Here's the default config that Soft Serve creates at the time of writing this:
# The name of the server to show in the TUI.
name: Soft Serve
# The host and port to display in the TUI. You may want to change this if your
# server is accessible from a different host and/or port that what it's
# actually listening on (for example, if it's behind a reverse proxy).
host: localhost
port: 23231
# Access level for anonymous users. Options are: admin-access, read-write,
# read-only, and no-access.
anon-access: read-write
# You can grant read-only access to users without private keys. Any password
# will be accepted.
allow-keyless: true
# Customize repo display in the menu.
repos:
- name: Home
repo: config
private: true
note: "Configuration and content repo for this server"
readme: README.md
# users:
# - name: Admin
# admin: true
# public-keys:
# - ssh-ed25519 AAAA... # redacted
# - ssh-rsa AAAAB3Nz... # redacted
# - name: Example User
# collab-repos:
# - REPO
# public-keys:
# - ssh-ed25519 AAAA... # redacted
# - ssh-rsa AAAAB3Nz... # redacted
We're going to change the anon-access
on line 12 so that people who are not approved users cannot write to our repos.
For now, let's just give them read-only
access:
anon-access: read-only
We also want to set ourself as an admin, so that we unequivocally have read-write access to every repo. When ou can we generated our ssh key, it created two files: a public key and a private key.
The first time we connected to the server, we saved its fingerprint (public key) to a file on our system that can typically be found at ~/.ssh/known_hosts
. On any subsequent access,
we verify the server host against its fingerprint in ~/.ssh/known_hosts
– if anything has changed, ssh
freaks out and lets us know. The public and private keys on our machine are used to send
encrypted messages to the server and to decrypt things received from the server, respectively. (Note that this is a very high-level overview. If you want to know more, I'm not your guy.
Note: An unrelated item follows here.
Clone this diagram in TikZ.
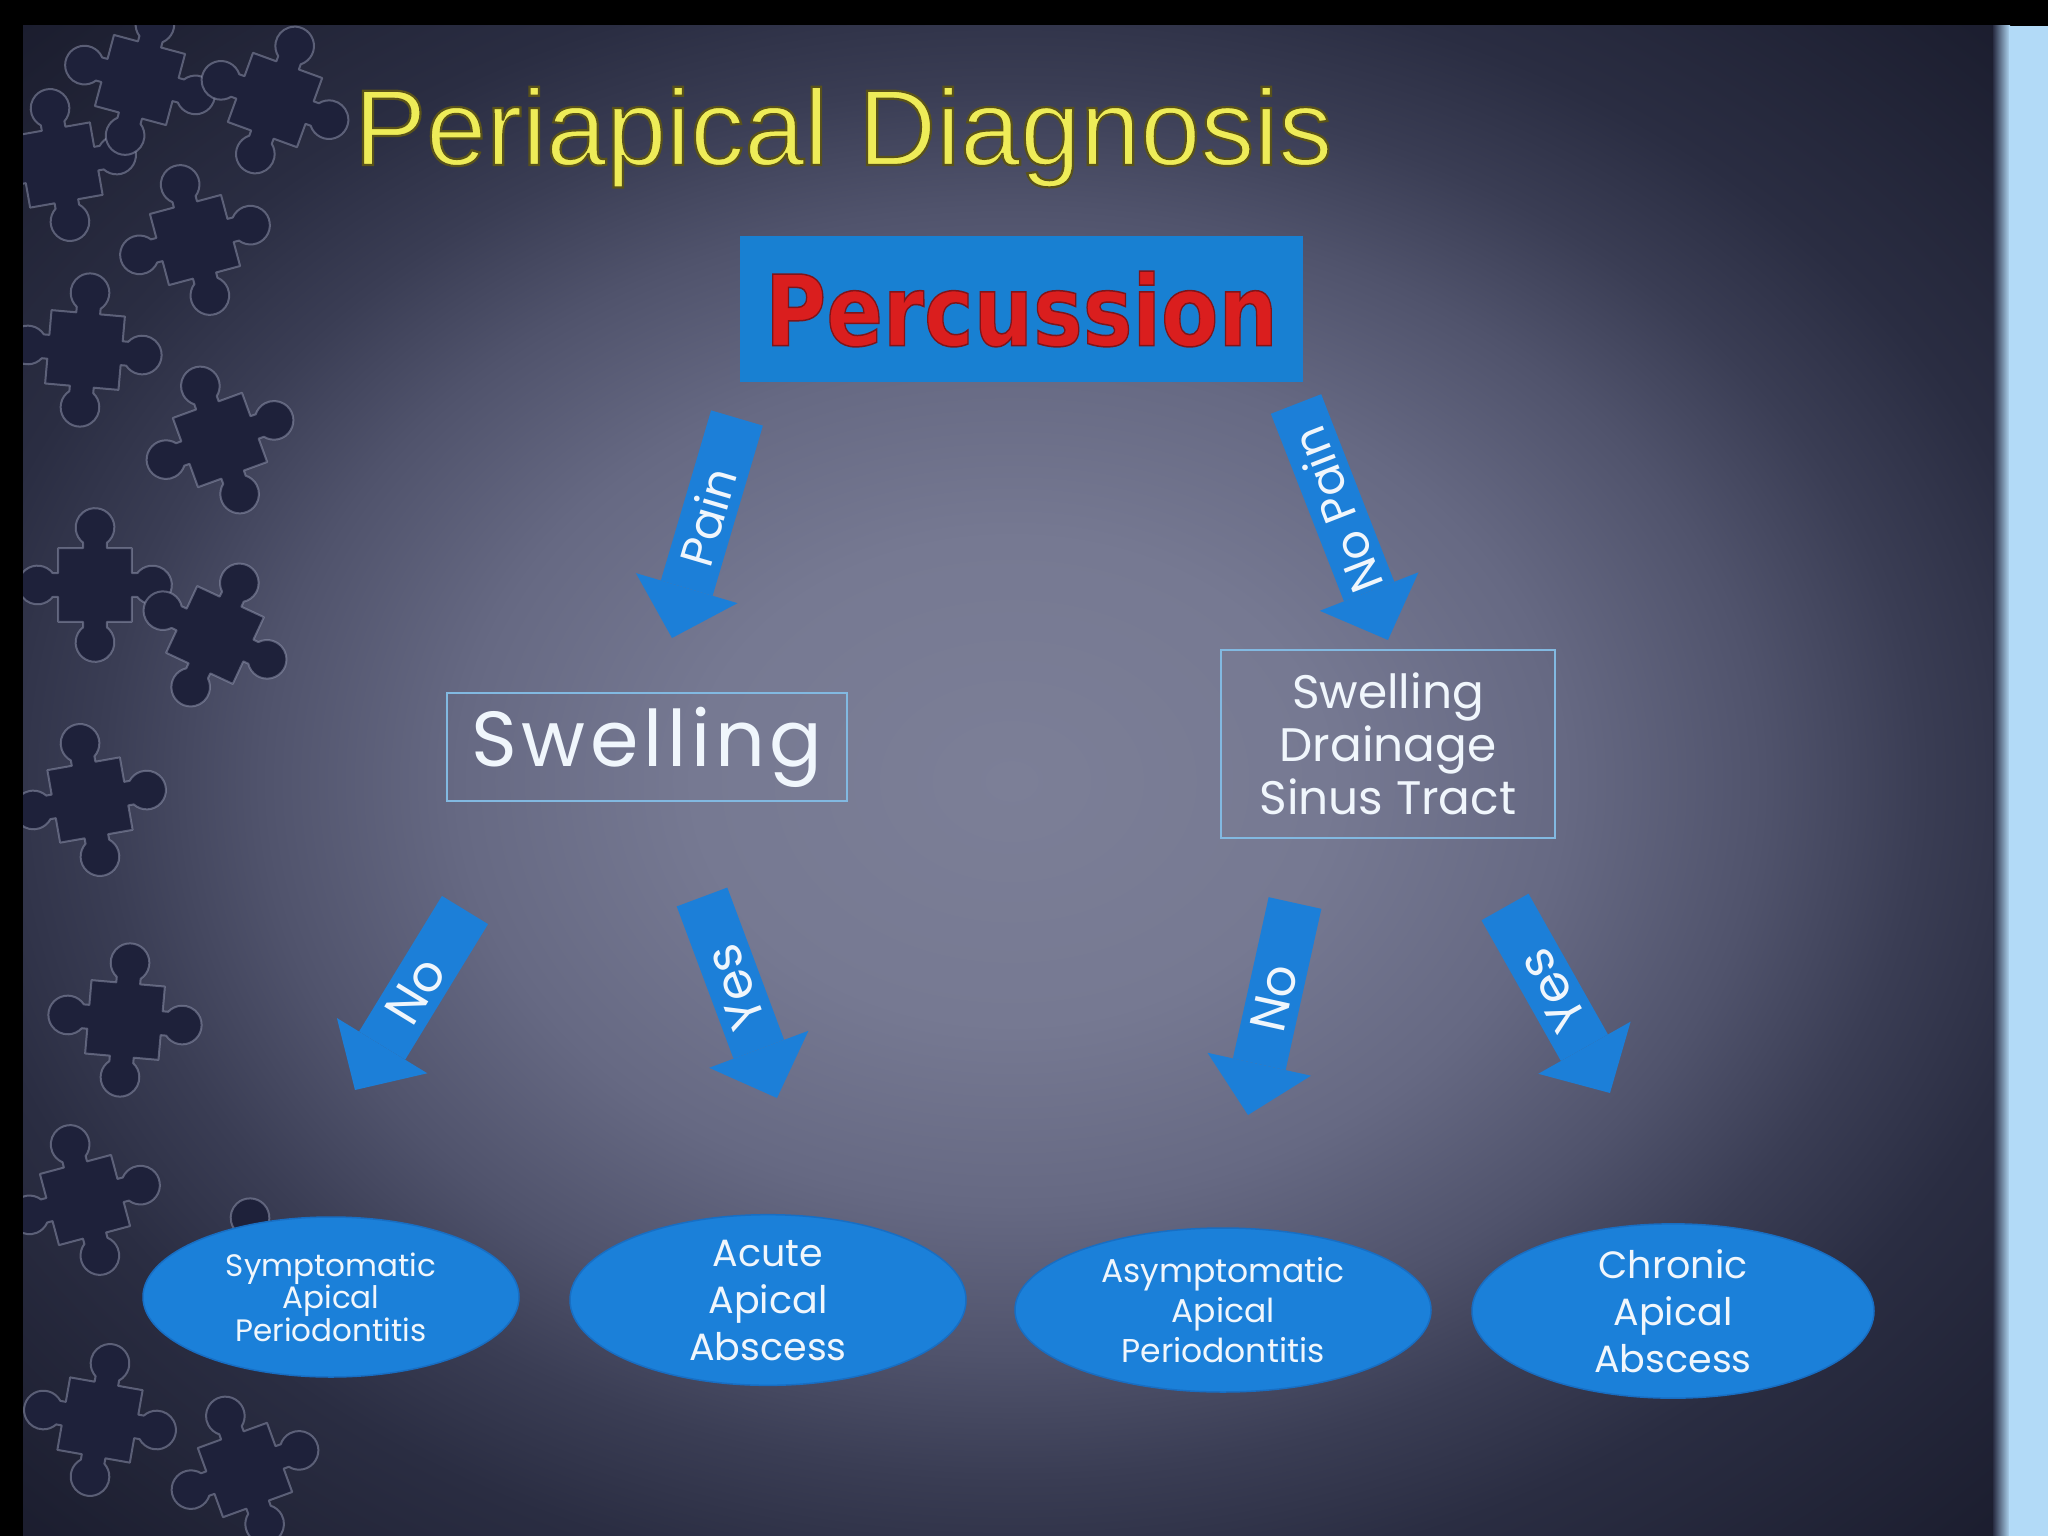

It's very mathy and well beyond the scope of this blog)
The TL;DR is: The server has our public key. It does not have our private key. We send the public key to the server every time. It sends us its public key every time.
We can set the config value of our public key(s) so that the server can verify us and go "hey, that dude's pretty chill. let's give him all the repos."
You can find the value of your public key by cat ~/.ssh/id_ed25519.pub
, then put that value into the config.yml
. It will look something like
users:
- name: Admin
admin: true
public-keys:
- <your public key here>
These changes should be the bare minimum to secure your repos. Go ahead and add, commit, push. You can generate another ssh key and try and connect with that key using the -i
flag on ssh
to verify that the second key (that is not associated with an Admin on the config.yml
) cannot see the config repo.
ssh -i ~/.ssh/id_rsa localhost -p 23231
And that's it! Of course you can have more fun configuring if you want, but that's the basic set up. Enjoy!